Le kalife fut on ne peut pas plus étonné de l’aveu que lui faisait sa fille. Il envoya chercher son vizir, homme d’esprit, habile et intelligent, et en qui il avait beaucoup de confiance ; il lui fit part de ce qu’il venait d’apprendre, et lui demanda ce qu’il croyait à propos de faire dans cette circonstance.
Le vizir, ayant réfléchi quelque temps, dit au kalife : « Prince, ce n’est qu’en employant la ruse que vous pourrez découvrir le lieu dans lequel votre fille est ainsi transportée : j’imagine un moyen simple, mais qui doit réussir : qu’on prenne un petit sac, et qu’on l’emplisse de millet ; qu’on l’attache au lit de votre fille, près de la tête, et qu’on le place convenablement, en le laissant entrouvert, afin que, lorsque le lit de votre fille sera enlevé cette nuit, le millet se répande tant en allant qu’en revenant, et nous trace ainsi le chemin qui conduit de votre palais à la maison que vous cherchez. »

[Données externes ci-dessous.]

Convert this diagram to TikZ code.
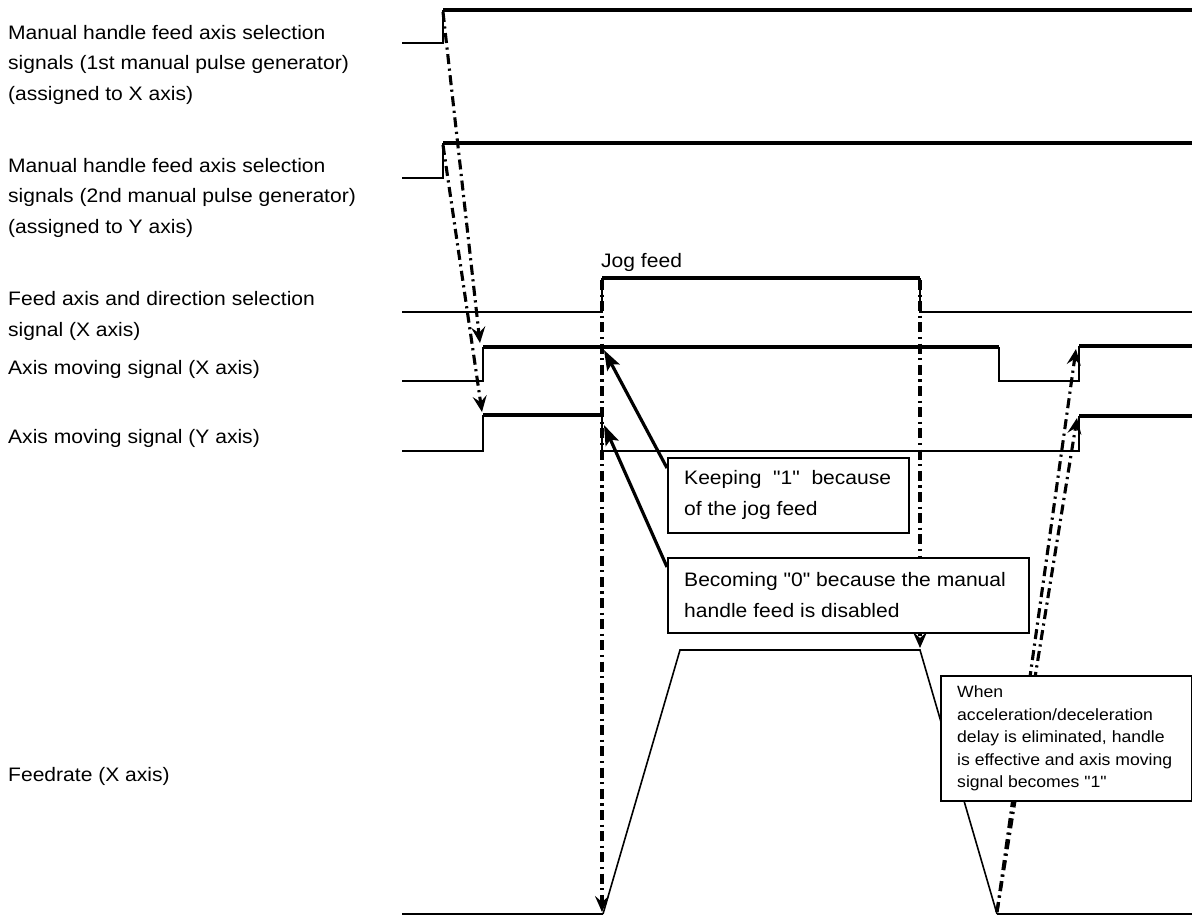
\documentclass[tikz,border=0pt]{standalone}
\usepackage{fontspec}
\setmainfont{Liberation Sans}[FakeStretch=1.08,Ligatures=TeXOff]
\usetikzlibrary{arrows.meta}
\begin{document}
\begin{tikzpicture}[x=1pt,y=-1pt,
  hi/.style={line width=3.5pt},
  lo/.style={line width=1.6pt},
  lbl/.style={anchor=base west,inner sep=0pt,align=left,font=\fontsize{19.5}{30.5}\selectfont},
  box/.style={draw,line width=1.8pt,fill=white,anchor=north west,inner sep=0pt},
  boxtxt/.style={anchor=west,inner sep=0pt,align=left,font=\fontsize{19.5}{31}\selectfont},
  notetxt/.style={anchor=west,inner sep=0pt,align=left,font=\fontsize{16.3}{22.5}\selectfont},
  dd/.style={line width=3.1pt,dash pattern=on 10pt off 4.5pt on 2.2pt off 4.5pt,
    -{Stealth[length=16pt,width=14pt,inset=6pt]}},
  callarrow/.style={line width=3.2pt,-{Stealth[length=20pt,width=14pt,inset=4pt]}},
  line join=miter]
\useasboundingbox (0,0) rectangle (1192,918);

% signal labels (anchored at the baseline of their last line)
\node[lbl] (l1) at (8,100) {Manual handle feed axis selection\\signals (1st manual pulse generator)\\(assigned to X axis)};
\node[lbl] (l2) at (8,233) {Manual handle feed axis selection\\signals (2nd manual pulse generator)\\(assigned to Y axis)};
\node[lbl] (l3) at (8,336) {Feed axis and direction selection\\signal (X axis)};
\node[lbl] (l4) at (8,374) {Axis moving signal (X axis)};
\node[lbl] (l5) at (8,443) {Axis moving signal (Y axis)};
\node[lbl] (l6) at (8,781) {Feedrate (X axis)};
\node[lbl] (jog) at (601,267) {Jog feed};

% waveform edges used by the connectors
\coordinate (s1) at (443,12);
\coordinate (s2) at (443,145);
\coordinate (jr) at (602,280);
\coordinate (jf) at (920,280);
\coordinate (xr) at (480,343);
\coordinate (yr) at (482,412);
\coordinate (xr2) at (1076,349);
\coordinate (yr2) at (1077,418);
\coordinate (fbot) at (602,912);
\coordinate (ftop) at (920,648);
\coordinate (fend) at (997,912);
\coordinate (kx) at (604,350);
\coordinate (ky) at (604,425);

% handle axis selection, 1st generator
\draw[lo] (402,43) -- (443,43) -- (443,10);
\draw[hi] (443,10) -- (1192,10);
% handle axis selection, 2nd generator
\draw[lo] (402,178) -- (443,178) -- (443,143);
\draw[hi] (443,143) -- (1192,143);
% feed axis and direction selection
\draw[lo] (402,312) -- (602,312) -- (602,278);
\draw[hi] (602,278) -- (920,278);
\draw[lo] (920,278) -- (920,312) -- (1192,312);
% axis moving X
\draw[lo] (402,381) -- (483,381) -- (483,347);
\draw[hi] (483,347) -- (999,347);
\draw[lo] (999,347) -- (999,381) -- (1079,381) -- (1079,346);
\draw[hi] (1079,346) -- (1192,346);
% axis moving Y
\draw[lo] (402,451) -- (483,451) -- (483,415);
\draw[hi] (483,415) -- (602,415);
\draw[lo] (602,415) -- (602,451) -- (1079,451) -- (1079,416);
\draw[hi] (1079,416) -- (1192,416);
% feedrate
\draw[line width=2pt] (402,914) -- (603,914);
\draw[lo] (603,914) -- (680,650) -- (920,650) -- (997,914);
\draw[line width=2pt] (997,914) -- (1192,914);

% timing connectors
\draw[dd] (s1) -- (xr);
\draw[dd] (s2) -- (yr);
\draw[dd] (jr) -- (fbot);
\draw[dd] (jf) -- (ftop);
\draw[dd] (fend) -- (xr2);
\draw[dd] (fend) -- (yr2);

% callouts
\node[box,minimum width=241pt,minimum height=75pt] (keep) at (667,457) {};
\node[boxtxt] (keept) at ([xshift=17pt]keep.west) {Keeping~ "1"~ because\\of the jog feed};
\node[box,minimum width=361pt,minimum height=75pt] (becm) at (667,557) {};
\node[boxtxt] (becmt) at ([xshift=17pt]becm.west) {Becoming "0" because the manual\\handle feed is disabled};
\node[box,minimum width=251pt,minimum height=125pt] (when) at (940,675) {};
\node[notetxt] (whent) at ([xshift=17pt]when.west) {When\\acceleration/deceleration\\delay is eliminated, handle\\is effective and axis moving\\signal becomes "1"};

\draw[callarrow] ([yshift=-11pt]keep.north west) -- (kx);
\draw[callarrow] ([yshift=-10pt]becm.north west) -- (ky);
\end{tikzpicture}
\end{document}
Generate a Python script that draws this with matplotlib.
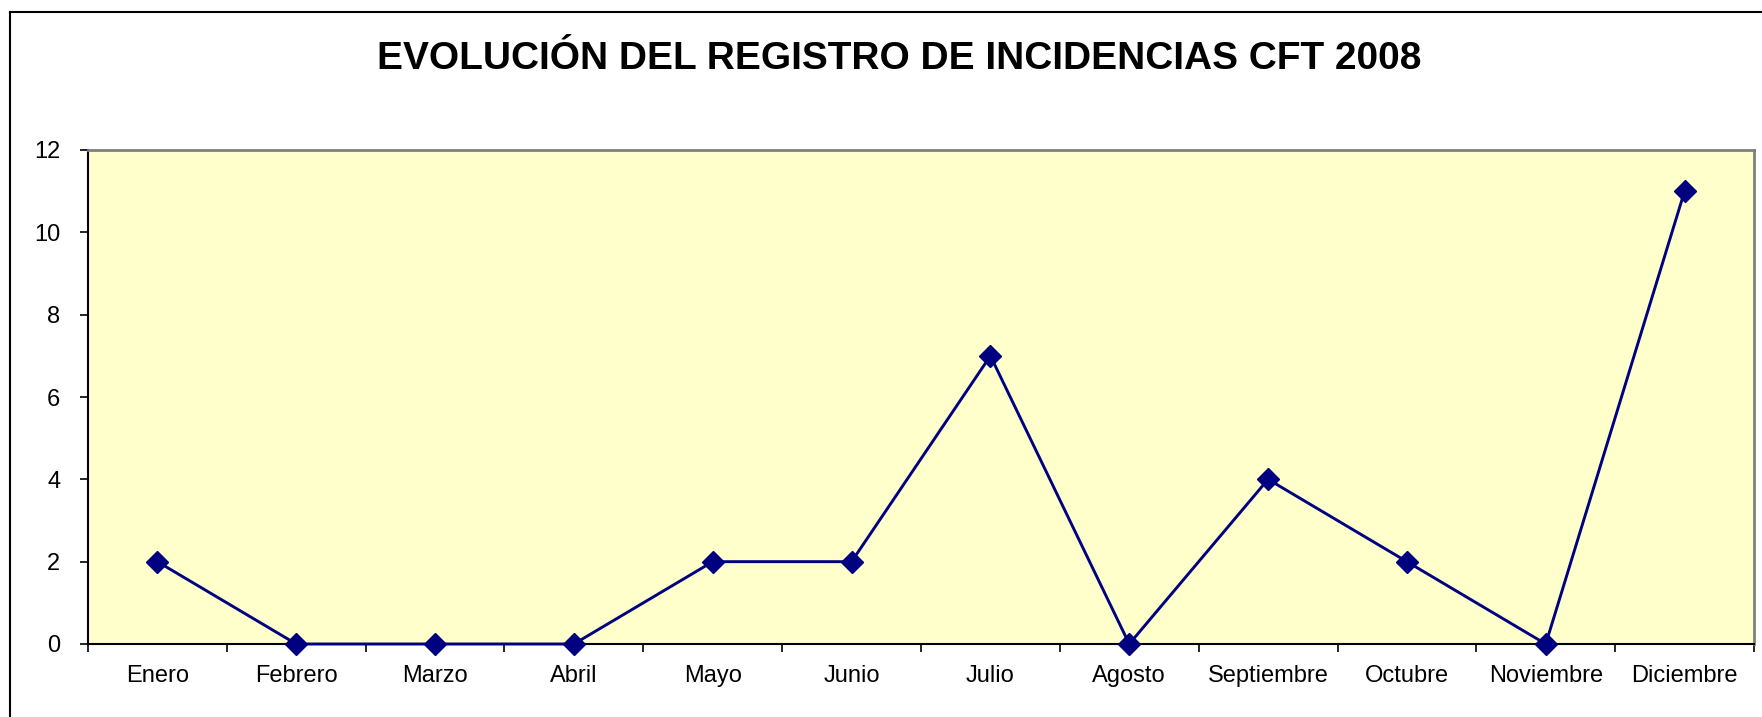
import matplotlib.pyplot as plt
from matplotlib.lines import Line2D

plt.rcParams['font.family'] = ['Liberation Sans', 'DejaVu Sans']

# data
MESES = ['Enero', 'Febrero', 'Marzo', 'Abril', 'Mayo', 'Junio', 'Julio',
         'Agosto', 'Septiembre', 'Octubre', 'Noviembre', 'Diciembre']
INCIDENCIAS = [2, 0, 0, 0, 2, 2, 7, 0, 4, 2, 0, 11]
Y_TICKS = [0, 2, 4, 6, 8, 10, 12]
TITULO = 'EVOLUCIÓN DEL REGISTRO DE INCIDENCIAS CFT 2008'

W, H = 1762, 717
fig = plt.figure(figsize=(W / 100, H / 100), dpi=100)
ax = fig.add_axes([88 / W, 1 - 644 / H, (1754 - 88) / W, (644 - 150) / H])
ax.set_facecolor('#FFFFCC')

x = list(range(len(MESES)))
ax.plot(x, INCIDENCIAS, color='#000080', lw=2.1, marker='D', ms=11,
        mfc='#000080', mec='#000080', clip_on=False, zorder=3)

ax.set_xlim(-0.5, len(MESES) - 0.5)
ax.set_ylim(0, 12)
ax.set_yticks(Y_TICKS)
ax.set_yticklabels([str(v) for v in Y_TICKS])
ax.set_xticks(x)
ax.set_xticklabels(MESES)
ax.tick_params(axis='x', which='major', length=0, pad=15, labelsize=17)
ax.set_xticks([i - 0.5 for i in range(len(MESES) + 1)], minor=True)
ax.tick_params(axis='x', which='minor', length=6, width=1.2, direction='out')
ax.tick_params(axis='y', length=6, width=1.2, direction='out', pad=14, labelsize=17)

for side in ['left', 'bottom']:
    ax.spines[side].set_color('black')
    ax.spines[side].set_linewidth(1.5)
for side in ['top', 'right']:
    ax.spines[side].set_color('#808080')
    ax.spines[side].set_linewidth(2)

fig.text(899 / W, 1 - 59 / H, TITULO, ha='center', va='center',
         fontsize=28, fontweight='bold')

# outer chart frame (cut at right and bottom)
fig.add_artist(Line2D([9.5 / W, 9.5 / W], [0, 1 - 12 / H], color='black', lw=1.5,
                      transform=fig.transFigure))
fig.add_artist(Line2D([9.5 / W, 1], [1 - 12 / H, 1 - 12 / H], color='black', lw=1.5,
                      transform=fig.transFigure))

fig.savefig('out.png', dpi=100)
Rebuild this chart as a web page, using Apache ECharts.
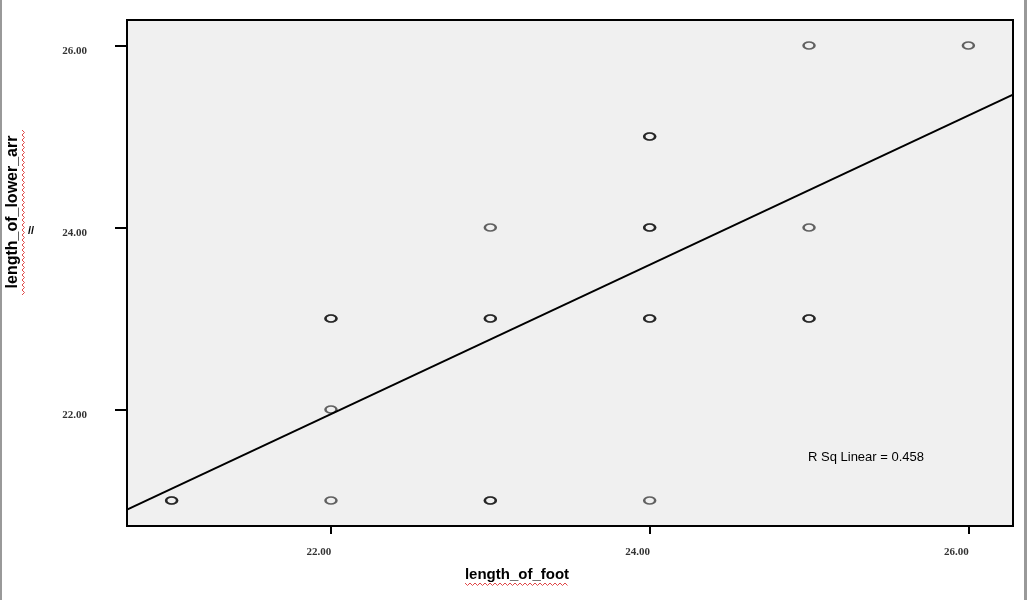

Le kalife loua beaucoup la sagacité du vizir, trouva l’expédient excellent, et ne douta pas du succès. Il en confia l’exécution à une personne intelligente, qui eut soin que la jeune princesse ne fût instruite de rien.
La nuit étant arrivée, le lit fut transporté comme à l’ordinaire. Le lendemain, au lever de l’aurore, le médecin conduisit le jeune homme au bain, suivant leur usage, et lui dit qu’on avait reconnu que la princesse était enceinte, qu’on avait fait usage d’une ruse pour découvrir sa maison, et qu’on se préparait à lui faire un mauvais parti.
Le jeune homme, sans s’effrayer, témoigna au médecin qu’il était satisfait d’avoir obtenu le bonheur auquel il aspirait, et qu’il était résigné à la mort. Il le remercia de nouveau de ses bienfaits, lui souhaita toutes sortes de prospérités, et lui conseilla de s’éloigner, et de ne pas s’exposer lui-même au danger : « Laissez le kalife, lui dit-il en finissant, disposer de ma vie comme il voudra. – N’ayez aucune inquiétude pour votre vie, lui dit le médecin : il ne vous arrivera, non plus qu’à moi, aucun mal. Je vais vous faire voir de nouvelles merveilles et des prodiges d’un autre genre. » Ces paroles tranquillisèrent le jeune homme, et lui causèrent une joie infinie. Ils sortirent ensemble du bain, et regagnèrent la maison.
Le kalife et son vizir, étant entrés de grand matin dans la chambre de la princesse, la trouvèrent de retour, et virent que le sac de millet était vide : « Assurément, dit le vizir, nous tenons le coupable. » Ils montèrent aussitôt à cheval, accompagnés d’une troupe nombreuse de soldats, et suivirent les traces du millet. Lorsqu’ils furent près de la maison, le jeune homme, entendant le bruit des hommes et des chevaux, avertit le médecin, qui lui dit : « Prenez une cuvette, emplissez-la d’eau, montez sur la terrasse, versez l’eau tout autour de la maison et descendez. » Le jeune homme fit ce que le médecin lui avait ordonné.